Rounding out the school districts is Cornwall-Lebanon, which LebTown previously included as part of a tour of South Lebanon.

The Cornwall-Lebanon School District enrolls students from North Cornwall, North Lebanon, South Lebanon, and West Cornwall Townships as well as the boroughs of Cornwall and Mt. Gretna. Its schools include the Ebenezer, Cornwall, South Lebanon, and Union Canal Elementary Schools, Cedar Crest Middle School, and Cedar Crest High School.

According to the NCES, Ebenezer counted 628 students in the 2018-2019 school year, Cornwall counted 547, South Lebanon counted 595, Union Canal counted 418, Cedar Crest Middle School counted 1,141, and Cedar Crest High School counted 1,569, making for a total of 4,898 students, the second largest student body behind Lebanon.

Overlooking Cedar Crest Middle School to the west.
Cedar Crest Falcons practice on the football field just east of the high school.

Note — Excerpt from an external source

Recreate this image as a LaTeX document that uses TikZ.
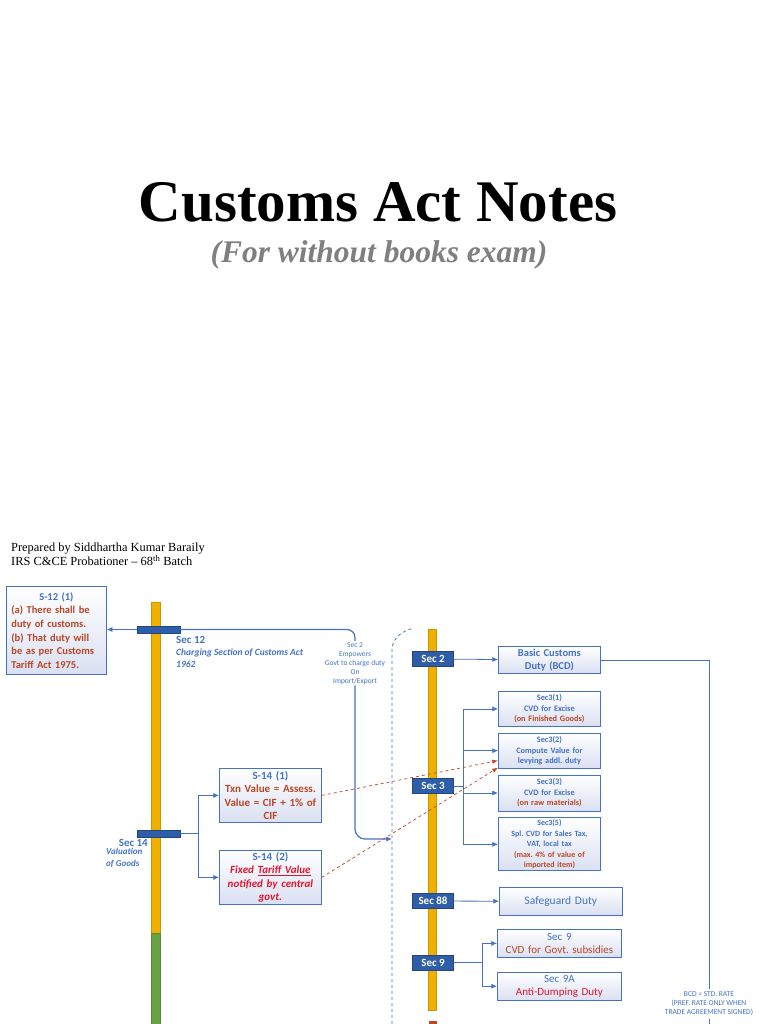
\documentclass[tikz,border=0pt]{standalone}
\usepackage{fontspec}
\setmainfont{Liberation Serif}
\setsansfont{Carlito}
\usepackage{xcolor}
\usetikzlibrary{arrows.meta,positioning}

\definecolor{offblue}{RGB}{68,114,196}
\definecolor{secblue}{RGB}{47,94,168}
\definecolor{rustbrown}{RGB}{188,70,36}
\definecolor{alertred}{RGB}{226,22,46}
\definecolor{baryellow}{RGB}{240,176,0}
\definecolor{bargreen}{RGB}{104,160,66}
\definecolor{boxshade}{RGB}{218,224,242}
\definecolor{subgray}{RGB}{127,127,127}
\newcommand{\fsz}[2]{\fontsize{#1}{#2}\selectfont}
\frenchspacing

\begin{document}
\begin{tikzpicture}[x=1pt,y=-1pt,
  infobox/.style={draw=offblue,line width=0.8pt,top color=white,bottom color=boxshade,
                  align=center,anchor=north west,inner xsep=2pt,inner ysep=0pt,
                  text=offblue,font=\sffamily\bfseries\fsz{8.3}{10.5}},
  seclabel/.style={draw=secblue!75!black,fill=secblue,text=white,
                   font=\sffamily\bfseries\fsz{11}{12},
                   minimum width=41pt,minimum height=15pt,inner sep=0pt},
  barmark/.style={draw=secblue!75!black,fill=secblue,minimum width=43pt,
                  minimum height=7.5pt,inner sep=0pt},
  link/.style={offblue,line width=0.8pt},
  flow/.style={link,-{Latex[length=2mm,width=1.8mm]}},
  crossref/.style={-{Latex[length=2mm]},rustbrown,dashed,line width=0.7pt},
  note/.style={text=offblue,font=\sffamily\fsz{7.5}{9},align=center,inner sep=1pt}
]
\useasboundingbox (0,0) rectangle (768,1024);
% title
\node[anchor=base,font=\bfseries\fsz{59}{70}] (title) at (378,222) {Customs Act Notes};
\node[anchor=base,text=subgray,font=\bfseries\itshape\fsz{31.5}{36}] (subtitle) at (379,262)
  {(For without books exam)};
\node[anchor=north west,align=left,inner sep=0pt,font=\fsz{12.4}{14}] (author) at (11,543)
  {Prepared by Siddhartha Kumar Baraily\\IRS C\&CE Probationer -- 68\textsuperscript{th} Batch};

% time bars
\filldraw[fill=baryellow,draw=baryellow!85!black,line width=0.4pt] (151.5,602) rectangle (160,933);
\filldraw[fill=bargreen,draw=bargreen!85!black,line width=0.4pt] (151.5,933) rectangle (160,1024);
\filldraw[fill=baryellow,draw=baryellow!85!black,line width=0.4pt] (428.5,629) rectangle (436.5,1010);
\fill[rustbrown] (428.5,1021) rectangle (436.5,1024);
\draw[link,dashed] (392,1024) -- (392,650) .. controls (392,638) and (402,631) .. (414,628);

% left side
\node[infobox,align=left,inner xsep=5pt,text width=90pt,minimum height=88pt,
      font=\sffamily\bfseries\fsz{10.5}{13.7},text=rustbrown] (s12box) at (6,586)
  {\makebox[90pt]{\color{offblue}S-12 (1)}\\(a) There shall be\\duty of customs.\\(b) That duty will\\be as per Customs\\Tariff Act 1975.};
\node[barmark] (sec12bar) at (158.5,629.5) {};
\node[anchor=north west,align=left,inner sep=0pt,text=offblue,
      font=\sffamily\bfseries\itshape\fsz{9.5}{12}] (sec12txt) at (176,636)
  {{\upshape\fsz{11}{12}Sec 12}\\Charging Section of Customs Act\\1962};
\node[note,anchor=north] (empower) at (355,641)
  {Sec 2\\Empowers\\Govt to charge duty\\On\\Import/Export};
\coordinate (dashjoin) at (392,839);

\node[barmark] (sec14bar) at (158.5,833.5) {};
\node[anchor=north east,inner sep=0pt,text=offblue,font=\sffamily\bfseries\fsz{11}{12}] (sec14txt) at (148,839) {Sec 14};
\node[anchor=north west,align=left,inner sep=0pt,text=offblue,
      font=\sffamily\bfseries\itshape\fsz{9}{12}] (valtxt) at (106,848) {Valuation\\of Goods};
\node[infobox,text width=98pt,minimum height=54pt,font=\sffamily\bfseries\fsz{11}{13.6}] (s141) at (219,768)
  {S-14 (1)\\{\color{rustbrown}Txn Value = Assess.}\\{\color{rustbrown}Value = CIF + 1\% of}\\{\color{rustbrown}CIF}};
\node[infobox,text width=98pt,minimum height=54pt,font=\sffamily\bfseries\fsz{11}{13.6},text=alertred] (s142) at (219,850)
  {{\color{offblue}S-14 (2)}\\\textit{Fixed \underline{Tariff Value}}\\\textit{notified by central}\\\textit{govt.}};

% right side
\node[seclabel] (sec2) at (433,659) {Sec 2};
\node[seclabel] (sec3) at (433,786) {Sec 3};
\node[seclabel] (sec88) at (433,901) {Sec 88};
\node[seclabel] (sec9) at (433,962.5) {Sec 9};
\node[infobox,text width=98pt,minimum height=27pt,font=\sffamily\bfseries\fsz{10.5}{13.5}] (bcd) at (498,646)
  {Basic Customs\\Duty (BCD)};
\node[infobox,text width=98pt,minimum height=35pt] (s31) at (498,691)
  {Sec3(1)\\CVD for Excise\\{\color{rustbrown}(on Finished Goods)}};
\node[infobox,text width=98pt,minimum height=35pt,below=6pt of s31] (s32)
  {Sec3(2)\\Compute Value for\\levying addl. duty};
\node[infobox,text width=98pt,minimum height=36pt,below=6pt of s32] (s33)
  {Sec3(3)\\CVD for Excise\\{\color{rustbrown}(on raw materials)}};
\node[infobox,text width=98pt,minimum height=53pt,font=\sffamily\bfseries\fsz{8}{10.5},below=6pt of s33] (s35)
  {Sec3(5)\\Spl. CVD for Sales Tax,\\VAT, local tax\\{\color{rustbrown}(max. 4\% of value of}\\{\color{rustbrown}imported item)}};
\node[infobox,text width=119pt,minimum height=28pt,font=\sffamily\fsz{11.5}{13}] (safeguard) at (499,887)
  {Safeguard Duty};
\node[infobox,text width=120pt,minimum height=28pt,font=\sffamily\fsz{11}{13}] (s9box) at (497,929)
  {Sec 9\\{\color{rustbrown}CVD for Govt. subsidies}};
\node[infobox,text width=120pt,minimum height=28pt,font=\sffamily\fsz{11}{13},below=14pt of s9box] (s9a)
  {Sec 9A\\{\color{alertred}Anti-Dumping Duty}};
\node[note,fill=white,inner ysep=3pt] (bcdnote) at (709,1004)
  {BCD = STD. RATE\\(PREF. RATE ONLY WHEN\\TRADE AGREEMENT SIGNED)};
\coordinate (bcdend) at (709,1024);

% connectors
\draw[flow] (sec12bar.west) -- (sec12bar.west -| s12box.east);
\draw[link,line width=1.2pt,rounded corners=8pt] (sec12bar.east) -| (empower.north);
\draw[flow,line width=1.2pt,rounded corners=10pt] (empower.south) |- (dashjoin);
\foreach \b in {s141,s142}
  \draw[flow] (sec14bar.east) -- ++(18,0) |- (\b.west);
\draw[flow] (sec2) -- (bcd);
\foreach \b in {s31,s32,s33,s35}
  \draw[flow] (sec3.east) -- ++(10,0) |- (\b.west);
\draw[flow] (sec88) -- (safeguard);
\foreach \b in {s9box,s9a}
  \draw[flow] (sec9.east) -- ++(29,0) |- (\b.west);
\draw[link] (bcd.east) -| (bcdnote.north);
\draw[link] (bcdnote.south) -- (bcdend);
\draw[crossref] (s141.east) -- ([yshift=8pt]s32.south west);
\draw[crossref] (s142.east) -- ([yshift=1pt]s32.south west);
\end{tikzpicture}
\end{document}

The middle and high school are located next to each other off of East Evergreen Road. Cedar Crest Falcons represent the school in sports, and the school colors are blue and gray.

In November of 2019, the district purchased almost 90 acres of farmland across from the middle and high schools. Back in June, a Cedar Crest alum received media attention for a N95 mask disinfection procedure while studying at the California Institute of Technology.

Tennis courts at the back of the high school.
The middle and high school campuses are located just down the road from the Lebanon VA Medical Center, visible in the distance.